(Work to do):
Take the entries below and print only the lines from the one with "Write the React, TypeScript" through the one with "const PLUS_T = TS + '+' + TS;", exactly as they stand, both ends included.

(Source code of charts):
+---+

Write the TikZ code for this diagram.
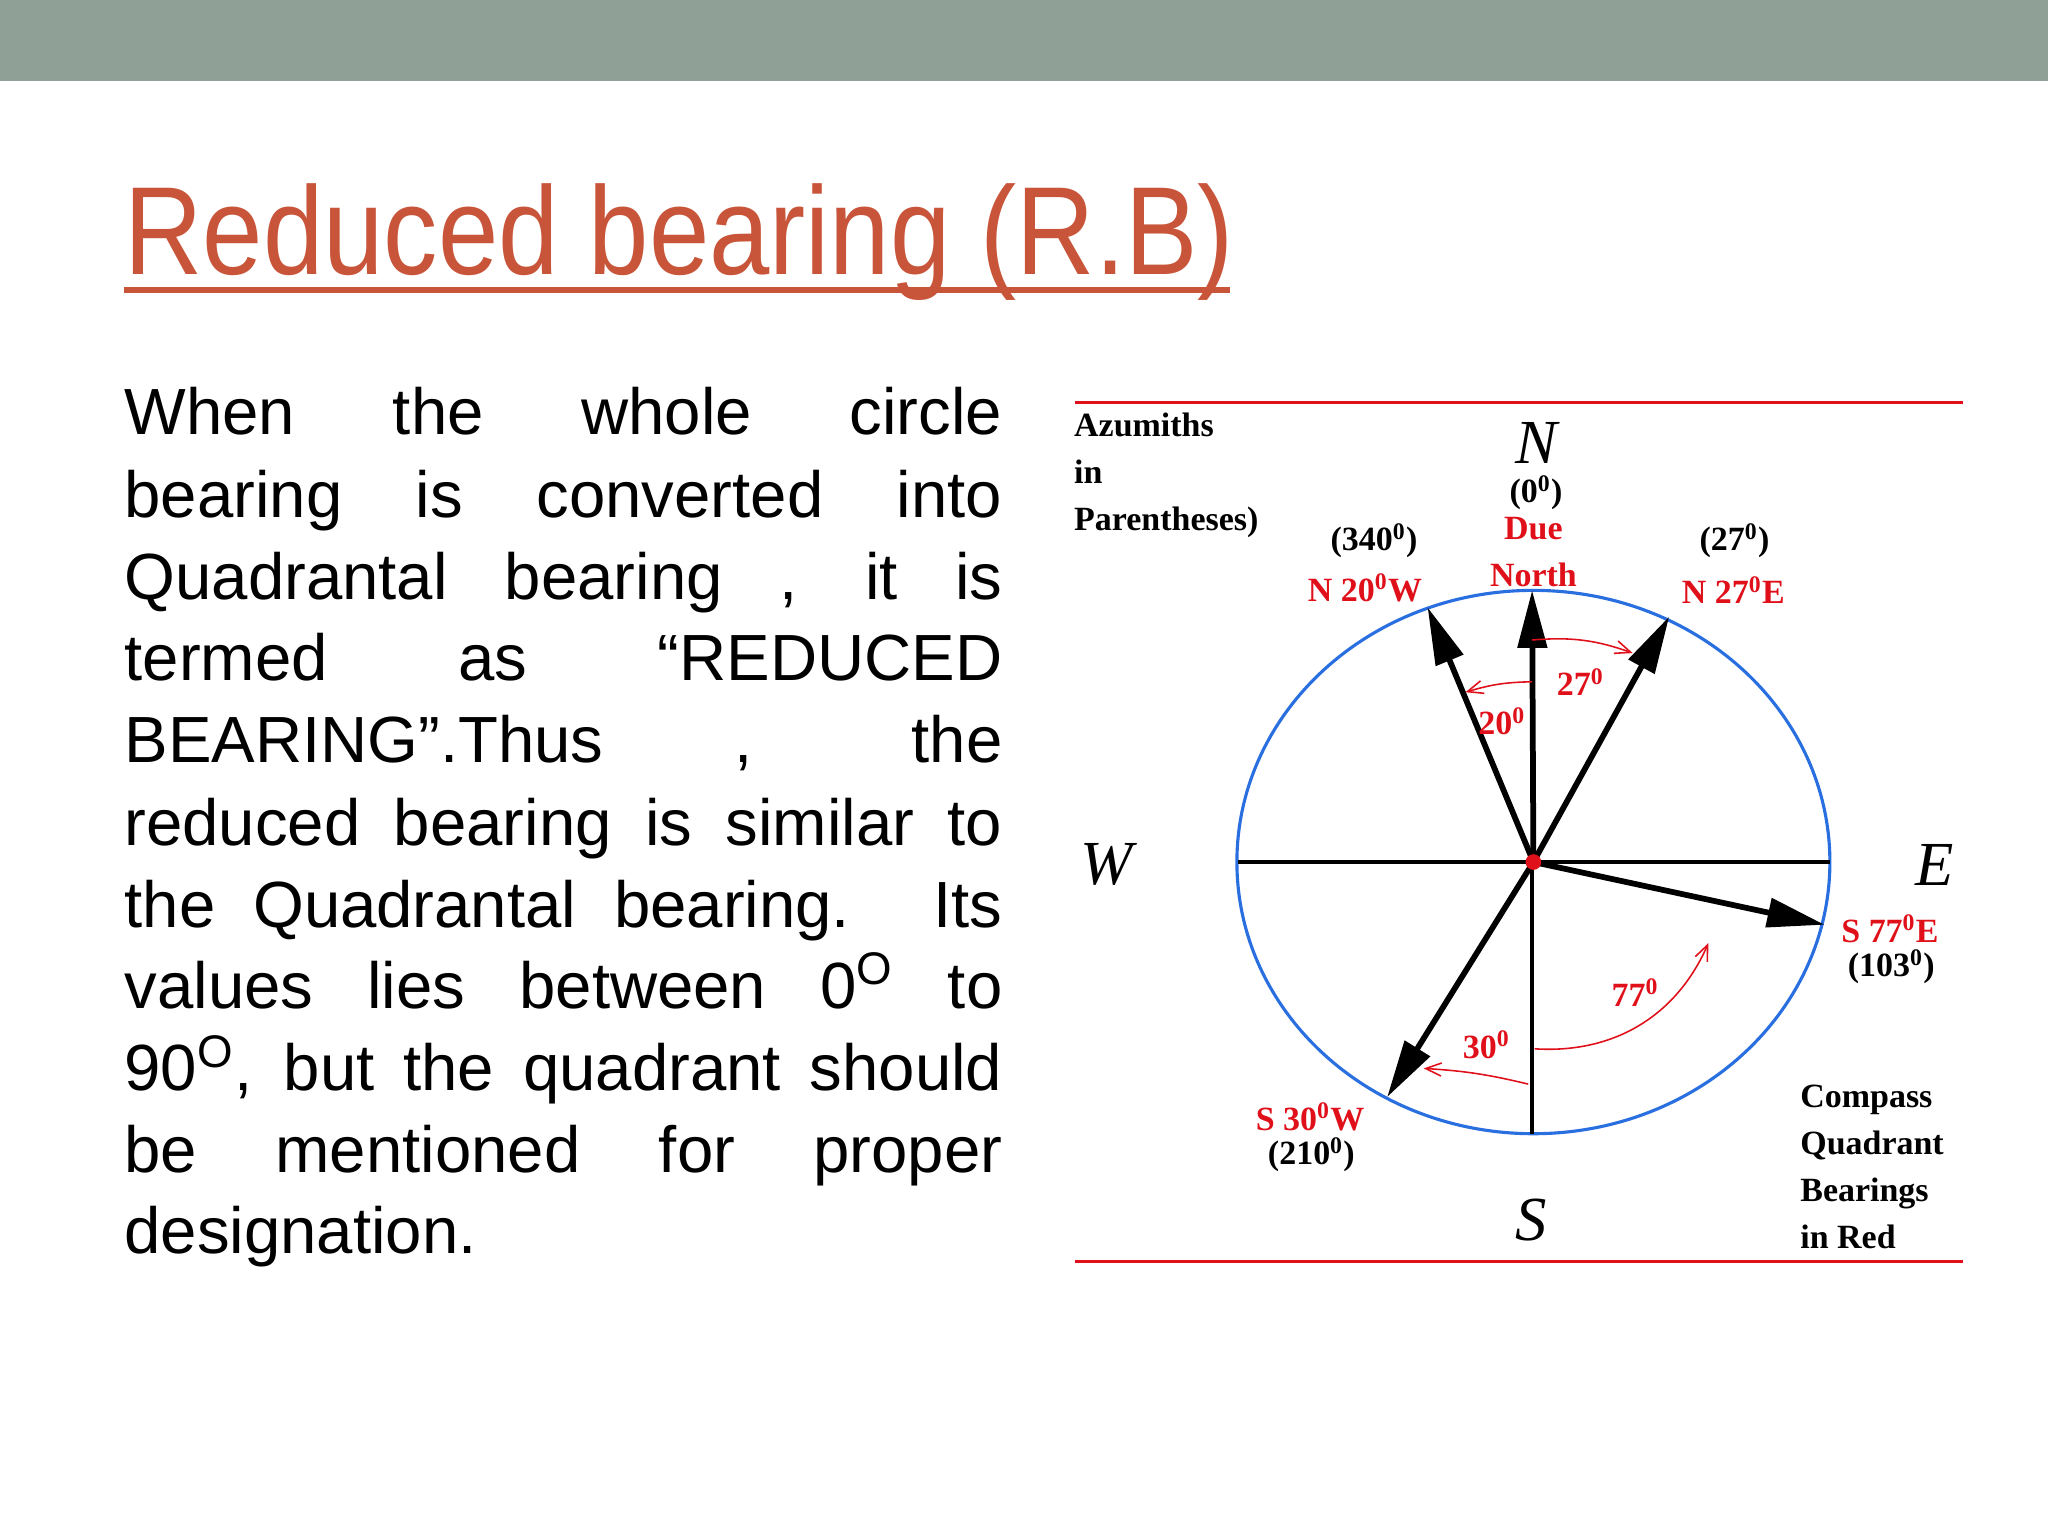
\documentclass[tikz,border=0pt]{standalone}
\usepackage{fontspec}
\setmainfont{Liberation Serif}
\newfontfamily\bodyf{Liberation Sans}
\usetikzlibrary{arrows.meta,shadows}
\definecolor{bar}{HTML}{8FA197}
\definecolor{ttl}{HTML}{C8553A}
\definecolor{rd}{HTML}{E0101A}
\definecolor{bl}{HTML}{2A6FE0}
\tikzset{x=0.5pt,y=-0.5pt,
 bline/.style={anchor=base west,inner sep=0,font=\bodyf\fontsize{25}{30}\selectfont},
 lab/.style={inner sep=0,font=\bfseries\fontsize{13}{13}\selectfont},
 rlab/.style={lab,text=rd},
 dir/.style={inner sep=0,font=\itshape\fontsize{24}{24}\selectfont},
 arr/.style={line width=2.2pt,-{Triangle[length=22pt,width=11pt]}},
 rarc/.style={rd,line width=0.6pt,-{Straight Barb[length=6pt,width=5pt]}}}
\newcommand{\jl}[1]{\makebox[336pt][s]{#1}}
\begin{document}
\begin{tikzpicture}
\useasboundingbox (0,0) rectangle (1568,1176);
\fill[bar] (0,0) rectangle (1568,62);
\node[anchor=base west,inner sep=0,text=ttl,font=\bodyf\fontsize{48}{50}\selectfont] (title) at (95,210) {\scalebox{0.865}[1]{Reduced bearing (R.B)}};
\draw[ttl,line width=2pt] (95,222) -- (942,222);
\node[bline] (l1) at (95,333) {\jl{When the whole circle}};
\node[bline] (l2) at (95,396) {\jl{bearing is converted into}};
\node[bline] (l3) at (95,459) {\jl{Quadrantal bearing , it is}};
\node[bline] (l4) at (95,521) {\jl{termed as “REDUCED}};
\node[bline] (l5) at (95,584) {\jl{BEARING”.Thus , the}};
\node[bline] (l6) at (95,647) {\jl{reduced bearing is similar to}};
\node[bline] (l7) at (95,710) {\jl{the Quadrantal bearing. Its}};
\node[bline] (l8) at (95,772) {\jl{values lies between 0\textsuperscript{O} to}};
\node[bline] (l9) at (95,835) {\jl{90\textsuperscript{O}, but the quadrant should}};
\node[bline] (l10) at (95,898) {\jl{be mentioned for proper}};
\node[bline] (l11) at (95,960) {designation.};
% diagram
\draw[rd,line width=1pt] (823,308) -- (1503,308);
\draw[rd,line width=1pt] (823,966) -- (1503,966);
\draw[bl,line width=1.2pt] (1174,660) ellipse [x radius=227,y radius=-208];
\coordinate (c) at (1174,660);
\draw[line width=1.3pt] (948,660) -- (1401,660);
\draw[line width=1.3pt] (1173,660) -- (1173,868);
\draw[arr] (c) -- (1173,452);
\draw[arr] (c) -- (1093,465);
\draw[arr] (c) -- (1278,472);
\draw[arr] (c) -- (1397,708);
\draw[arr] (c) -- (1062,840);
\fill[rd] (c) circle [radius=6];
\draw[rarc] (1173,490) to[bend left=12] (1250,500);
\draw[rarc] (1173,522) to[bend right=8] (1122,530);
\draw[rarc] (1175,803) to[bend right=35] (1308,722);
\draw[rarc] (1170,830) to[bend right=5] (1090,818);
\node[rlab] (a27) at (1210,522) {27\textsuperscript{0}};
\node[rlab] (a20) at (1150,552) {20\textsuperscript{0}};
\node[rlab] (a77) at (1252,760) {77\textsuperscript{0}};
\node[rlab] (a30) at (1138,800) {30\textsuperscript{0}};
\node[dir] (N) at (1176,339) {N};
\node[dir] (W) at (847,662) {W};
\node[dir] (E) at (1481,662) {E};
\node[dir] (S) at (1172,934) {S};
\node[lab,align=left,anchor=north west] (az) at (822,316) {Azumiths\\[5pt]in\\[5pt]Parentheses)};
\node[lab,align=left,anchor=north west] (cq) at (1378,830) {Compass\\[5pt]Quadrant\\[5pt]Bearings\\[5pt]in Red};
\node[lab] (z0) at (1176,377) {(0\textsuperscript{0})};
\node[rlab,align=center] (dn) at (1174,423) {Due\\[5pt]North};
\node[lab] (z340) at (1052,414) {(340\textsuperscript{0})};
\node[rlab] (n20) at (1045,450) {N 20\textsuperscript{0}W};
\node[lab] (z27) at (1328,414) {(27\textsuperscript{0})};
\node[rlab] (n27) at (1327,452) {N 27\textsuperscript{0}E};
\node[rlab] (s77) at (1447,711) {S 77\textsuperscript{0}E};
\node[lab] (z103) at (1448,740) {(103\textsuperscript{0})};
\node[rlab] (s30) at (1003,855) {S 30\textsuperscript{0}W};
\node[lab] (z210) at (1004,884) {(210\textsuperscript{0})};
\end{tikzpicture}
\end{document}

+---+

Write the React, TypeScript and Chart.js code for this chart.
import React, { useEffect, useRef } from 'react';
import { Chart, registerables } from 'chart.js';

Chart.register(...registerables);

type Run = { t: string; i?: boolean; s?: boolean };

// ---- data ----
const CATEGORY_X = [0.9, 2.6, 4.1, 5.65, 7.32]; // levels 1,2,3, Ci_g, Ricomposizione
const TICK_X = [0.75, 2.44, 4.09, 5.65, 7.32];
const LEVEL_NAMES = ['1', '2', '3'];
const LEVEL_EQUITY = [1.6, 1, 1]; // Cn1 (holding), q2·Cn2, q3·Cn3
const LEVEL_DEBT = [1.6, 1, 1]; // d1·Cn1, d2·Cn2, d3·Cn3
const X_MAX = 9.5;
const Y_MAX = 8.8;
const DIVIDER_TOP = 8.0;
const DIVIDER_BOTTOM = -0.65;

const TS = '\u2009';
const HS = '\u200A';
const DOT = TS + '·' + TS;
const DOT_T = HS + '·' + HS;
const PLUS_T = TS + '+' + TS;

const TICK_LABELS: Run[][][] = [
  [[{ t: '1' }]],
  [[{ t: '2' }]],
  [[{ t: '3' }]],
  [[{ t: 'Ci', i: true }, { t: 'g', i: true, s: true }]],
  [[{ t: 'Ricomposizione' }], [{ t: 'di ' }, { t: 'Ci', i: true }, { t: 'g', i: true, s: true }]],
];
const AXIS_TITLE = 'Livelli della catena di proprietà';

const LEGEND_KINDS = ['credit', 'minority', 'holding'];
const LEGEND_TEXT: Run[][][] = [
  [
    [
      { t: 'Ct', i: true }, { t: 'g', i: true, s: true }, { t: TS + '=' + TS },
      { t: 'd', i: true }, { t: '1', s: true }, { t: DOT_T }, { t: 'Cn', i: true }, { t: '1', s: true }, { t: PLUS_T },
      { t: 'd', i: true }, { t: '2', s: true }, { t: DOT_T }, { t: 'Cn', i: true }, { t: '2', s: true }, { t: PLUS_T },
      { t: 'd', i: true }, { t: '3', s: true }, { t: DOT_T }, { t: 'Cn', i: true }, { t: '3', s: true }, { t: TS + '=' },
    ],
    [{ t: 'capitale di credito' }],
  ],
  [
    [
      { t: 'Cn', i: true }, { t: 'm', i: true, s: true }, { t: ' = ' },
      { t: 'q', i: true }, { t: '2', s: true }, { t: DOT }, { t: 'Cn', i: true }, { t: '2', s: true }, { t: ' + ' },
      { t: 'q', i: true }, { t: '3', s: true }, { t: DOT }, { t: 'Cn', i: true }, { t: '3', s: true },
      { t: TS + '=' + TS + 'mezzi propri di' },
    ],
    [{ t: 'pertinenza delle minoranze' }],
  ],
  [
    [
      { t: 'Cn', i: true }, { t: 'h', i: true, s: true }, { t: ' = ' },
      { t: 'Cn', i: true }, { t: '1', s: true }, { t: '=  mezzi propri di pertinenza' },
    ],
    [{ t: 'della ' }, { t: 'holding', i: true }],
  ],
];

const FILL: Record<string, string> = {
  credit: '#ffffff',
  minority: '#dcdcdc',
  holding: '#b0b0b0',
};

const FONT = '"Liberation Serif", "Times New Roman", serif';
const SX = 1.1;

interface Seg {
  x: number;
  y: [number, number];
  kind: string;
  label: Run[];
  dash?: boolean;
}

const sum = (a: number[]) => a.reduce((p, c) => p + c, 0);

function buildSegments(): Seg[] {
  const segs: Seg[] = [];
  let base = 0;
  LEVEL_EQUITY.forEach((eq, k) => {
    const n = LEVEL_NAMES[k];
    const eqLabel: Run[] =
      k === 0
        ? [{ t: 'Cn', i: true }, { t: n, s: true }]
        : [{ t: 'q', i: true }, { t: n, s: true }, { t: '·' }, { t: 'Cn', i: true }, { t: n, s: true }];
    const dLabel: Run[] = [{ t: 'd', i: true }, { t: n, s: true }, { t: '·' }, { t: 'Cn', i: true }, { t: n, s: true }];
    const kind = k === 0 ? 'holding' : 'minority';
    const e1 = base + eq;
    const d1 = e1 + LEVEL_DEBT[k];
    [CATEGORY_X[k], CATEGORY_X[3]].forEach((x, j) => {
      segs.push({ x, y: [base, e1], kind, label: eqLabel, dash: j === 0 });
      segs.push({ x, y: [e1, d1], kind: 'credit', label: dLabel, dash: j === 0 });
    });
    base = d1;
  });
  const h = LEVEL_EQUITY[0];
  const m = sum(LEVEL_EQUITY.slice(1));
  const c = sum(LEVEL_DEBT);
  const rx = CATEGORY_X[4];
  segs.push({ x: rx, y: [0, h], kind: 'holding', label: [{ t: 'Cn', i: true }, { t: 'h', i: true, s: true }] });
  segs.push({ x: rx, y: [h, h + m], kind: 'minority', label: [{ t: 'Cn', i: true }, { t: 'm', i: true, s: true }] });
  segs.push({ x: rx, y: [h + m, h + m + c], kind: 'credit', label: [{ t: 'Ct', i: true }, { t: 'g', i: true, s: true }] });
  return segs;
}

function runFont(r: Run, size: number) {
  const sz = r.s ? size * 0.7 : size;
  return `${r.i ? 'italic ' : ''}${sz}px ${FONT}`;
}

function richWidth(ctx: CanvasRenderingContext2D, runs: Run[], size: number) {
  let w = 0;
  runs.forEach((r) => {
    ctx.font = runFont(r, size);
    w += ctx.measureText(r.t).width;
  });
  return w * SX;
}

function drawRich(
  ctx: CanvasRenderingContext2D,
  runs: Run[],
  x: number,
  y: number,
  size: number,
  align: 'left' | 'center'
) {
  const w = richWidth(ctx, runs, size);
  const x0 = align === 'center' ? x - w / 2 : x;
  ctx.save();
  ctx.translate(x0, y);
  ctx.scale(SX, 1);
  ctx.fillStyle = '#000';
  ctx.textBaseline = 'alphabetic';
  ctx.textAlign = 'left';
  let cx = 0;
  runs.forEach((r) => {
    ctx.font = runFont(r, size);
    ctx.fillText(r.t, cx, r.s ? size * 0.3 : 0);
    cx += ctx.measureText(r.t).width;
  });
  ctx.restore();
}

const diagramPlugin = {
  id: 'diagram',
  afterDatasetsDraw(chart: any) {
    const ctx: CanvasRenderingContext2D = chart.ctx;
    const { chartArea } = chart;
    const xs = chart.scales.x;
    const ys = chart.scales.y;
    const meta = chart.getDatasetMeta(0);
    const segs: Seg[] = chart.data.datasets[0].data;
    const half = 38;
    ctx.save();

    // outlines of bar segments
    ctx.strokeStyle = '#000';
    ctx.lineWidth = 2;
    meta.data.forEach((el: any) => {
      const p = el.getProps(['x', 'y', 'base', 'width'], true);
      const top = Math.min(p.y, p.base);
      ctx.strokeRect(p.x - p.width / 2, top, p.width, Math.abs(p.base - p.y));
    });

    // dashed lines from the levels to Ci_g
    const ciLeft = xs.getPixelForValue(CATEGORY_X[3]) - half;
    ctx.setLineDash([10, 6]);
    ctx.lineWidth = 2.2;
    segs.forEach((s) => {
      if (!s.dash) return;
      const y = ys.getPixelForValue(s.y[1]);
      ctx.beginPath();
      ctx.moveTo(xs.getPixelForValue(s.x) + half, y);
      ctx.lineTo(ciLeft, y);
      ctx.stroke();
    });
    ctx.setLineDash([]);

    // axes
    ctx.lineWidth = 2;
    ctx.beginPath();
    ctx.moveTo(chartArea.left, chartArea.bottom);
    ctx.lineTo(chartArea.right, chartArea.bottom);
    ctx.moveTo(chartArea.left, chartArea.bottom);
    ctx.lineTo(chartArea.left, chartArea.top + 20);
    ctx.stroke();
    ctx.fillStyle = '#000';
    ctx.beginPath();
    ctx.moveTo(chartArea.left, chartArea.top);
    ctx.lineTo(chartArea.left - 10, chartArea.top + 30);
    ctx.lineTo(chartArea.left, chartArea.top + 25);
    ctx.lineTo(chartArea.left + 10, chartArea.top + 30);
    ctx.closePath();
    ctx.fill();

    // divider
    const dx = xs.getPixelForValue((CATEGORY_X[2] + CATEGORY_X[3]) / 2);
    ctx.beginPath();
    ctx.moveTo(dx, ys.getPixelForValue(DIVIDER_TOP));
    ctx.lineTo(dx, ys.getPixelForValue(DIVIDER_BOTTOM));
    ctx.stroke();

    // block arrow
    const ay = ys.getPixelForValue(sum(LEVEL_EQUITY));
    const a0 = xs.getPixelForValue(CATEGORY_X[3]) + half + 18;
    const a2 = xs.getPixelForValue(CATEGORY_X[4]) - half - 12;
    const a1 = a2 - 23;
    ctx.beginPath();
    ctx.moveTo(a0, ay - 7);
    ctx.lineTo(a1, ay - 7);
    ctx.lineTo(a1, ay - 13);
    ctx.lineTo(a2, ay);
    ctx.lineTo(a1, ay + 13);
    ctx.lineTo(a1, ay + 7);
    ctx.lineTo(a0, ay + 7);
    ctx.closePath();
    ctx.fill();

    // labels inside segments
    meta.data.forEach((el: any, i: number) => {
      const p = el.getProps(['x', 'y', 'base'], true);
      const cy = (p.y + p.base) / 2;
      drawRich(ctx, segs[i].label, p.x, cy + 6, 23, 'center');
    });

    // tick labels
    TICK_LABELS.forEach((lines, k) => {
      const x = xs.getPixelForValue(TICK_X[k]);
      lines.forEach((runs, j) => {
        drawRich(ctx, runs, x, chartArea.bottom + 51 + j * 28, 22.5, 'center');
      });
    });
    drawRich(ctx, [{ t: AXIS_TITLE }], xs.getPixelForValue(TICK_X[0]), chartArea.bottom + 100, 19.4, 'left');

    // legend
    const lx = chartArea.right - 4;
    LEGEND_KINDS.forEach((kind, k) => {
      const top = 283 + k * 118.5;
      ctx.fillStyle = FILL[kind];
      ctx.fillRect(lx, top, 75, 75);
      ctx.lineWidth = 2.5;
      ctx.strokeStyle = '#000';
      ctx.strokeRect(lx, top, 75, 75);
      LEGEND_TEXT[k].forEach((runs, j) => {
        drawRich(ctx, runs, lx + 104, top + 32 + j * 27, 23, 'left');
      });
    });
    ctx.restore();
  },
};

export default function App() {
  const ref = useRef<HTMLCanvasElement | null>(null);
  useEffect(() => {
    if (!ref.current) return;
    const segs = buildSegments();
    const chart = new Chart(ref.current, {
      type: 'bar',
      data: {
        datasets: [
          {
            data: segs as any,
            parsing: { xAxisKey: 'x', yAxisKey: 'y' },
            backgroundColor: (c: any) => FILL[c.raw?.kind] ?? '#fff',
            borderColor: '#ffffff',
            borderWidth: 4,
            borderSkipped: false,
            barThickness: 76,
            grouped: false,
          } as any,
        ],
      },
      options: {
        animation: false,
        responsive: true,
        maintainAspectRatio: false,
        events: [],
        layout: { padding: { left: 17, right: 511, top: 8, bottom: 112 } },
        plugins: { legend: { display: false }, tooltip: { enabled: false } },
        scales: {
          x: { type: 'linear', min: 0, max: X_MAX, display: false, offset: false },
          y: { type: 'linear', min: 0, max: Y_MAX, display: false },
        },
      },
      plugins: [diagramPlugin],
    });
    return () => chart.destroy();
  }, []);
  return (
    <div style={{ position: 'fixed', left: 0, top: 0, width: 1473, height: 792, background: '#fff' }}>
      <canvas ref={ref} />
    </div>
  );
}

+---+

(Exercise answer):
Write the React, TypeScript and Chart.js code for this chart.
import React, { useEffect, useRef } from 'react';
import { Chart, registerables } from 'chart.js';

Chart.register(...registerables);

type Run = { t: string; i?: boolean; s?: boolean };

// ---- data ----
const CATEGORY_X = [0.9, 2.6, 4.1, 5.65, 7.32]; // levels 1,2,3, Ci_g, Ricomposizione
const TICK_X = [0.75, 2.44, 4.09, 5.65, 7.32];
const LEVEL_NAMES = ['1', '2', '3'];
const LEVEL_EQUITY = [1.6, 1, 1]; // Cn1 (holding), q2·Cn2, q3·Cn3
const LEVEL_DEBT = [1.6, 1, 1]; // d1·Cn1, d2·Cn2, d3·Cn3
const X_MAX = 9.5;
const Y_MAX = 8.8;
const DIVIDER_TOP = 8.0;
const DIVIDER_BOTTOM = -0.65;

const TS = '\u2009';
const HS = '\u200A';
const DOT = TS + '·' + TS;
const DOT_T = HS + '·' + HS;
const PLUS_T = TS + '+' + TS;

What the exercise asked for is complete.